* [REQUIRED WORK] Write out the listing below in full and exactly, leaving out every picture.

★ ★ ★ ★ ★

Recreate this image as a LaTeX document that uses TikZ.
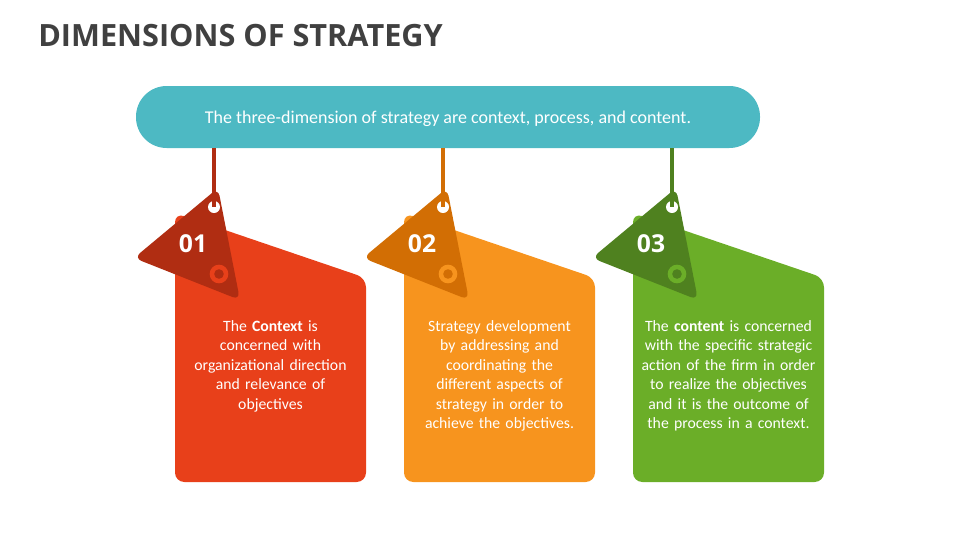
\documentclass[tikz,border=0pt]{standalone}
\usepackage{fontspec}
\setmainfont{Carlito}
\newfontfamily\headfont{Open Sans}
\usetikzlibrary{positioning}
\definecolor{TitleGrey}{HTML}{404040}
\definecolor{StratTeal}{HTML}{4DB9C3}
\definecolor{CardRed}{HTML}{E8401A}
\definecolor{TagRed}{HTML}{B02D12}
\definecolor{CardOrange}{HTML}{F7941E}
\definecolor{TagOrange}{HTML}{D26E04}
\definecolor{CardGreen}{HTML}{6BAE28}
\definecolor{TagGreen}{HTML}{4F811F}
\tikzset{
  cardtext/.style={anchor=north,align=center,text=white,inner sep=0pt,
    text width=140pt,font=\fontsize{11.8}{14.6}\selectfont},
  tagnum/.style={text=white,inner sep=0pt,font=\headfont\bfseries\fontsize{18.5}{20}\selectfont}
}

\begin{document}
\begin{tikzpicture}[x=0.75pt,y=-0.75pt]
  \useasboundingbox (0,0) rectangle (960,540);
  \node[anchor=base west,inner sep=0pt,text=TitleGrey,
        font=\headfont\bfseries\fontsize{23}{28}\selectfont] (title) at (38,46) {DIMENSIONS OF STRATEGY};
  \node[fill=StratTeal,rounded corners=23pt,minimum width=468pt,minimum height=46.5pt,text depth=0pt,
        text=white,font=\fontsize{13.5}{16}\selectfont] (banner) at (448,117)
        {The three-dimension of strategy are context, process, and content.};
  \foreach \x/\num/\card/\tag in {175/01/CardRed/TagRed,404/02/CardOrange/TagOrange,633/03/CardGreen/TagGreen}{
    \fill[\card,rounded corners=7pt] (\x,213) -- (\x+191,278) -- (\x+191,482) -- (\x,482) -- cycle;
    \fill[\tag,rounded corners=6pt] (\x+43,188) -- (\x-41,258) -- (\x+65,300) -- cycle;
    \coordinate (hole\num) at (\x+39,207);
    \fill[white] (hole\num) circle (4.5pt);
    \draw[\tag,line width=3pt] (banner.south -| hole\num) -- (hole\num);
    \fill[\card] (\x+44,274) circle (7pt);
    \fill[\tag] (\x+44,274) circle (3.6pt);
    \node[tagnum] (num\num) at (\x+18,244) {\num};
  }
  \node[cardtext] (ctx) at (270.5,320) {The \textbf{Context} is\\concerned with\\organizational direction\\and relevance of\\objectives};
  \node[cardtext] (proc) at (499.5,320) {Strategy development\\by addressing and\\coordinating the\\different aspects of\\strategy in order to\\achieve the objectives.};
  \node[cardtext] (cont) at (728.5,320) {The \textbf{content} is concerned\\with the specific strategic\\action of the firm in order\\to realize the objectives\\and it is the outcome of\\the process in a context.};
\end{tikzpicture}
\end{document}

★ ★ ★ ★ ★

* [OUTPUT OF THE TASK]
Recreate this image as a LaTeX document that uses TikZ.
\documentclass[tikz,border=0pt]{standalone}
\usepackage{fontspec}
\setmainfont{Carlito}
\newfontfamily\headfont{Open Sans}
\usetikzlibrary{positioning}
\definecolor{TitleGrey}{HTML}{404040}
\definecolor{StratTeal}{HTML}{4DB9C3}
\definecolor{CardRed}{HTML}{E8401A}
\definecolor{TagRed}{HTML}{B02D12}
\definecolor{CardOrange}{HTML}{F7941E}
\definecolor{TagOrange}{HTML}{D26E04}
\definecolor{CardGreen}{HTML}{6BAE28}
\definecolor{TagGreen}{HTML}{4F811F}
\tikzset{
  cardtext/.style={anchor=north,align=center,text=white,inner sep=0pt,
    text width=140pt,font=\fontsize{11.8}{14.6}\selectfont},
  tagnum/.style={text=white,inner sep=0pt,font=\headfont\bfseries\fontsize{18.5}{20}\selectfont}
}

\begin{document}
\begin{tikzpicture}[x=0.75pt,y=-0.75pt]
  \useasboundingbox (0,0) rectangle (960,540);
  \node[anchor=base west,inner sep=0pt,text=TitleGrey,
        font=\headfont\bfseries\fontsize{23}{28}\selectfont] (title) at (38,46) {DIMENSIONS OF STRATEGY};
  \node[fill=StratTeal,rounded corners=23pt,minimum width=468pt,minimum height=46.5pt,text depth=0pt,
        text=white,font=\fontsize{13.5}{16}\selectfont] (banner) at (448,117)
        {The three-dimension of strategy are context, process, and content.};
  \foreach \x/\num/\card/\tag in {175/01/CardRed/TagRed,404/02/CardOrange/TagOrange,633/03/CardGreen/TagGreen}{
    \fill[\card,rounded corners=7pt] (\x,213) -- (\x+191,278) -- (\x+191,482) -- (\x,482) -- cycle;
    \fill[\tag,rounded corners=6pt] (\x+43,188) -- (\x-41,258) -- (\x+65,300) -- cycle;
    \coordinate (hole\num) at (\x+39,207);
    \fill[white] (hole\num) circle (4.5pt);
    \draw[\tag,line width=3pt] (banner.south -| hole\num) -- (hole\num);
    \fill[\card] (\x+44,274) circle (7pt);
    \fill[\tag] (\x+44,274) circle (3.6pt);
    \node[tagnum] (num\num) at (\x+18,244) {\num};
  }
  \node[cardtext] (ctx) at (270.5,320) {The \textbf{Context} is\\concerned with\\organizational direction\\and relevance of\\objectives};
  \node[cardtext] (proc) at (499.5,320) {Strategy development\\by addressing and\\coordinating the\\different aspects of\\strategy in order to\\achieve the objectives.};
  \node[cardtext] (cont) at (728.5,320) {The \textbf{content} is concerned\\with the specific strategic\\action of the firm in order\\to realize the objectives\\and it is the outcome of\\the process in a context.};
\end{tikzpicture}
\end{document}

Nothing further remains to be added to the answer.